The CRSS data emphasize the necessity of weighting slip systems by accessible shear stress. In magnesium, basal slip is easily activated, but pyramidal slip requires higher stresses or temperature, making twinning essential for room temperature ductility. Titanium’s prismatic slip becomes competitive with basal slip as oxygen content decreases, which is why commercially pure grades deform more evenly than high-strength alloys. Ferritic iron demonstrates the temperature sensitivity typical of BCC systems. Incorporating CRSS into slip system calculators turns a purely geometric count into a predictive tool for forming simulations.

Integrating External Resources

To refine slip system calculations, engineers often draw on resources from institutions like the Ames National Laboratory and university materials science departments. For instance, anisotropic yield surface data published by MIT provide orientation-dependent flow rules that can be linked directly to measured slip system activity. These datasets feed finite element models, enabling accurate predictions of forming limits, springback, and texture evolution.

Practical Tips for Accurate Slip System Counts

• Use EBSD to validate which slip traces appear in the grain orientations relevant to your process.
• Calibrate activation factors with mechanical tests at the specific temperature and strain rate of interest.
• Account for twins separately because they provide large plastic strains despite not being classical slip.
• Update the constraint factor as grain size, precipitates, or texture evolve during processing.
• Compare calculator outputs with Taylor factor predictions to ensure the effective number of systems exceeds five for good ductility.

As new alloys focused on lightweight transportation and high-efficiency energy systems emerge, understanding slip systems becomes even more crucial. Ultra-high-strength steels rely on multi-phase microstructures to tailor slip selection. Magnesium alloys adopt rare-earth additions to ease pyramidal slip, while additive manufacturing processes impose unique thermal histories that influence slip activation in both FCC and BCC alloys. By combining geometric counts, thermodynamic insights, and empirical calibrations, the presented calculator serves as a rapid yet rigorous tool for estimating slip behavior.
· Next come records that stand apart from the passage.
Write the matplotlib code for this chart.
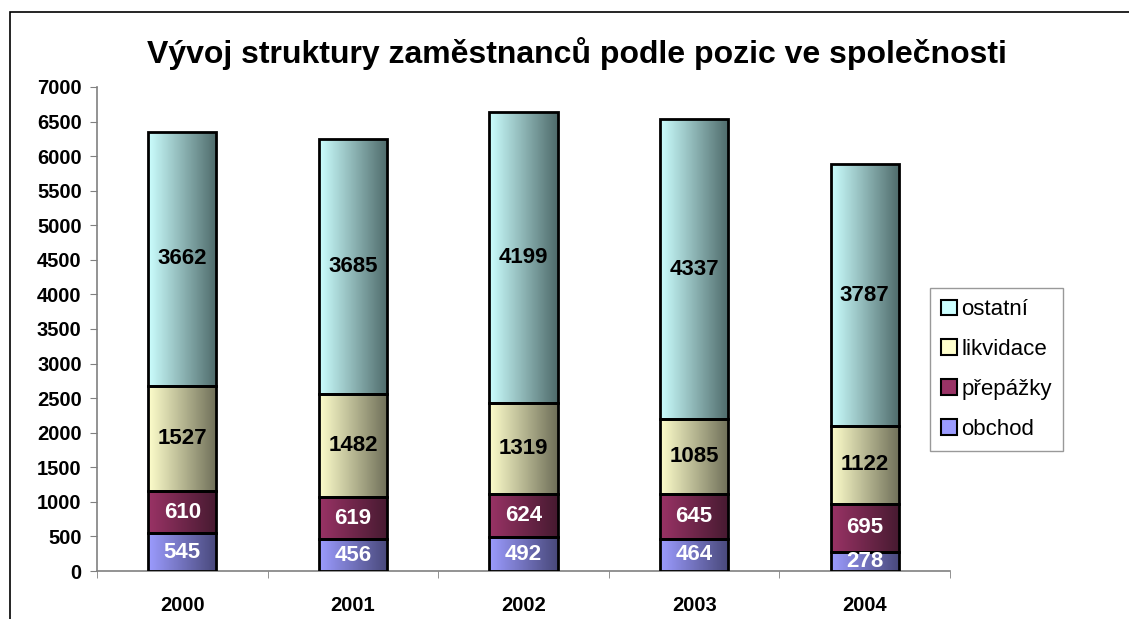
import numpy as np
import matplotlib
matplotlib.use("Agg")
import matplotlib.pyplot as plt
from matplotlib.colors import LinearSegmentedColormap
from matplotlib.patches import Rectangle, Patch

plt.rcParams['font.family'] = ['Liberation Sans', 'DejaVu Sans']

# data
years = ['2000', '2001', '2002', '2003', '2004']
obchod = [545, 456, 492, 464, 278]
prepazky = [610, 619, 624, 645, 695]
likvidace = [1527, 1482, 1319, 1085, 1122]
ostatni = [3662, 3685, 4199, 4337, 3787]
series_names = ['obchod', 'přepážky', 'likvidace', 'ostatní']
title = 'Vývoj struktury zaměstnanců podle pozic ve společnosti'

# gradient ends (left, right) and label colour per series
grad = [('#9c9cff', '#48487a'), ('#9a3366', '#461a30'),
        ('#ffffcc', '#6e6e58'), ('#ccffff', '#4e6a6a')]
label_col = ['white', 'white', 'black', 'black']

fig = plt.figure(figsize=(11.29, 6.19), dpi=100)
ax = fig.add_axes([0.0859, 0.0775, 0.7556, 0.782])

# outer chart frame
fig.add_artist(Rectangle((10 / 1129, -0.1), 1.2, 1 - 12 / 619 + 0.1,
                         transform=fig.transFigure, fill=False,
                         edgecolor='black', linewidth=1.2))

x = np.arange(len(years))
width = 0.4
bottom = np.zeros(len(years))
grad_img = np.linspace(0, 1, 256).reshape(1, -1)
for i, vals in enumerate([obchod, prepazky, likvidace, ostatni]):
    vals = np.array(vals, dtype=float)
    cmap = LinearSegmentedColormap.from_list('g%d' % i, grad[i])
    bars = ax.bar(x, vals, width, bottom=bottom, color='none',
                  edgecolor='black', linewidth=2, zorder=3)
    for b in bars:
        x0, y0 = b.get_x(), b.get_y()
        im = ax.imshow(grad_img, cmap=cmap, aspect='auto', zorder=2,
                       extent=(x0, x0 + b.get_width(), y0, y0 + b.get_height()),
                       interpolation='bilinear')
        im.set_clip_path(b)
    for xi, v, b0 in zip(x, vals, bottom):
        ax.text(xi, b0 + v / 2, '%d' % v, ha='center', va='center',
                fontsize=16, fontweight='bold', color=label_col[i], zorder=4)
    bottom += vals

ax.set_xlim(-0.5, 4.5)
ax.set_ylim(0, 7000)
ax.set_yticks(np.arange(0, 7001, 500))
ax.tick_params(axis='y', labelsize=14.5, length=5, color='#808080', pad=6)
for lab in ax.get_yticklabels():
    lab.set_fontweight('bold')
ax.set_xticks(x)
ax.set_xticklabels(years, fontsize=14.5, fontweight='bold')
ax.tick_params(axis='x', length=0, pad=18)
ax.set_xticks(np.arange(-0.5, 5, 1), minor=True)
ax.tick_params(axis='x', which='minor', length=5, color='#808080')
for s in ['top', 'right']:
    ax.spines[s].set_visible(False)
for s in ['left', 'bottom']:
    ax.spines[s].set_color('#808080')
    ax.spines[s].set_linewidth(1.2)

fig.text(0.511, 0.913, title, ha='center', va='center',
         fontsize=23, fontweight='bold')

handles = [Patch(facecolor=grad[i][0], edgecolor='black', linewidth=1.5)
           for i in range(4)][::-1]
leg = fig.legend(handles, series_names[::-1], loc='upper left',
                 bbox_to_anchor=(930 / 1129, 1 - 288 / 619), fontsize=16,
                 frameon=True, fancybox=False, edgecolor='#808080',
                 handlelength=0.7, handleheight=0.7, handletextpad=0.2,
                 labelspacing=0.85, borderpad=0.5, borderaxespad=0)
leg.get_frame().set_linewidth(1.0)

fig.savefig('out.png', dpi=100)
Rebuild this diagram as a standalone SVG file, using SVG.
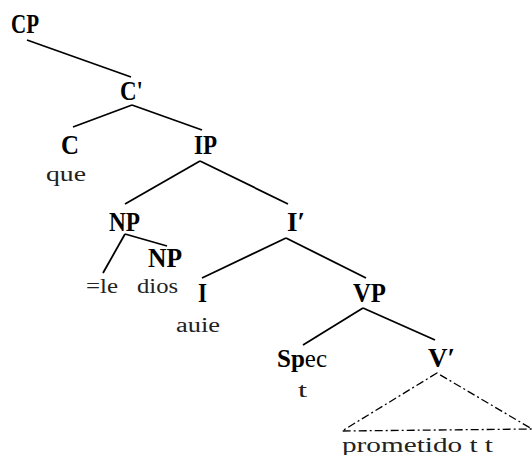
<svg xmlns="http://www.w3.org/2000/svg" width="532" height="455" viewBox="0 0 532 455">
<style>
text{font-family:'Liberation Serif','DejaVu Serif',serif}
.b{font-weight:bold;font-size:27px;fill:#000}
.r{font-weight:normal;font-size:20px;fill:#222}
.n{font-weight:normal}
.e{stroke:#000;stroke-width:1.8;fill:none}
.d{stroke:#000;stroke-width:1.3;fill:none;stroke-dasharray:8 3 2 3}
</style>
<rect width="532" height="455" fill="#fff"/>
<g id="connectors">
<line class="e" x1="27" y1="40" x2="131" y2="77"/>
<line class="e" x1="132" y1="105" x2="73" y2="127"/>
<line class="e" x1="132" y1="105" x2="202" y2="130"/>
<line class="e" x1="200" y1="161" x2="125" y2="204"/>
<line class="e" x1="200" y1="161" x2="288" y2="204"/>
<line class="e" x1="125" y1="234" x2="103" y2="273"/>
<line class="e" x1="125" y1="234" x2="167" y2="246"/>
<line class="e" x1="286" y1="238" x2="202" y2="278"/>
<line class="e" x1="286" y1="238" x2="366" y2="278"/>
<line class="e" x1="363" y1="308" x2="303" y2="345"/>
<line class="e" x1="363" y1="308" x2="435" y2="340"/>
<path class="d" d="M437 373 L342 431 L532 429 Z"/>
</g>
<g id="CP"><text class="b" x="11" y="33" textLength="28" lengthAdjust="spacingAndGlyphs">CP</text></g>
<g id="Cbar"><text class="b" x="120" y="100" textLength="23" lengthAdjust="spacingAndGlyphs">C'</text></g>
<g id="C"><text class="b" x="61" y="154" textLength="18" lengthAdjust="spacingAndGlyphs">C</text>
<text class="r" x="46" y="181" textLength="40" lengthAdjust="spacingAndGlyphs">que</text></g>
<g id="IP"><text class="b" x="194" y="154" textLength="23" lengthAdjust="spacingAndGlyphs">IP</text></g>
<g id="NP"><text class="b" x="109" y="231" textLength="31" lengthAdjust="spacingAndGlyphs">NP</text>
<text class="r" x="86" y="293" textLength="32" lengthAdjust="spacingAndGlyphs">=le</text></g>
<g id="NP2"><text class="b" x="148" y="267" textLength="34" lengthAdjust="spacingAndGlyphs">NP</text>
<text class="r" x="137" y="293" textLength="41" lengthAdjust="spacingAndGlyphs">dios</text></g>
<g id="Ibar"><text class="b" x="287" y="231">I′</text></g>
<g id="I"><text class="b" x="198" y="302" textLength="9" lengthAdjust="spacingAndGlyphs">I</text>
<text class="r" x="176" y="332" textLength="44" lengthAdjust="spacingAndGlyphs">auie</text></g>
<g id="VP"><text class="b" x="353" y="302" textLength="33" lengthAdjust="spacingAndGlyphs">VP</text></g>
<g id="Spec"><text class="b" x="277" y="367" style="font-size:25px">Sp<tspan class="n">ec</tspan></text>
<text class="r" x="298" y="397" textLength="9" lengthAdjust="spacingAndGlyphs">t</text></g>
<g id="Vbar"><text class="b" x="428" y="367">V′</text>
<text class="r" x="342" y="452" textLength="151" lengthAdjust="spacingAndGlyphs">prometido t t</text></g>
</svg>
Ultimately, the number of slip systems is not a static property; it evolves with processing route, service temperature, and microstructure. Engineers who continually update their calculations based on experimental evidence can more confidently design deformation paths, predict texture development, and mitigate failure risks. The synergy between the computational calculator and authoritative datasets from government and academic institutions ensures that the resulting numbers reflect both crystallographic theory and practical reality.